In its judgment in the Yalçınkaya case, the ECtHR ruled that the Turkish courts’ use of the mobile messaging app ByLock as evidence of terrorism was unlawful, highlighting the need for remedies to the systemic problem of unfair trials affecting tens of thousands of people accused of links to the Gülen movement.

While discussing the censorship and legal challenges she faced, Demirci also talked about Koray Kesik, who was part of the film crew of “Kanun Hükmü.”

Kesik, a respected cinematographer who has worked on major documentary projects in the past, was recently detained on charges of “membership in a terrorist organization” in connection with his work on the documentary “Bakûr – Kuzey.”

The details of his detention remain unclear, but recent reports indicate that Kesik is expected to be brought to the prosecutor’s office later today.

“This is not just about me or the film. This is about a social wound that affects millions of people,” Demirci said, adding, “Imagine being afraid of a modest documentary that does not interpret the plight of those it documents or chant slogans, but simply shows what they are going through.”

“If they were justified in their actions, they would not resort to such repressive measures against a film. They fear the truths we present. This is no longer just a problem for those directly affected but for Turkish society as a whole.”

Demirci’s documentary has not only received recognition within Turkey but has also garnered international acclaim. In November it received a special mention at the Festival del Cinema dei Diritti Umani di Napoli in Italy, where it was commended for its portrayal of the courageous struggle of individuals whose lives were affected by the post-coup purge. The festival, organized by the Cinema e Diritti cultural association in Salerno, is an event where documentaries and feature films about human rights are screened.

The mechanical eye

“I’m an eye. A mechanical eye. I, the machine, show you a world the way only I can see it. I free myself for today and forever from human immobility. I’m in constant movement. I approach and pull away from objects. I creep under them. I move alongside a running horse’s mouth. I fall and rise with the falling and rising bodies. This is I, the machine, manoeuvring in the chaotic movements, recording one movement after another in the most complex combinations. Freed from the boundaries of time and space, I co-ordinate any and all points of the universe, wherever I want them to be. My way leads towards the creation of a fresh perception of the world.
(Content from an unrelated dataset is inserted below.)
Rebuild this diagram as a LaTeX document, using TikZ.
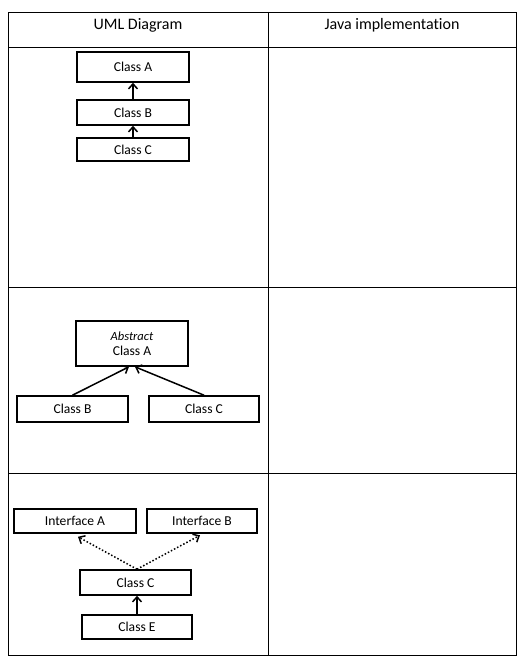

Thus I explain in a new way the world unknown to you,” Dziga Vertov, Soviet pioneer of documentary film, wrote in his 1923 manifesto.

This is also how Demirci wanted her camera to act, as an observer freed from human limitations.

Alluding to the documentary modes conceived by American documentary theorist Bill Nichols, Demirci expressed her preference for the observational mode, which she finds esthetically pleasing due to its unobtrusive approach to filmmaking. “I have always been drawn to observation because it captures reality in a subtle yet profound way,” Demirci said. However, she said that the political and social conditions in her country have necessitated a shift to a more engaged, participatory way of working.

“Instead of simply documenting events, I feel compelled to engage directly with the subjects of my documentaries. This involvement is not just a choice, but a necessity, as it resonates with the urgency of the people’s struggles I want to shed light on,” she explained.

“My country has made me an activist for my documentaries because the circumstances here do not allow me to express myself through my art.”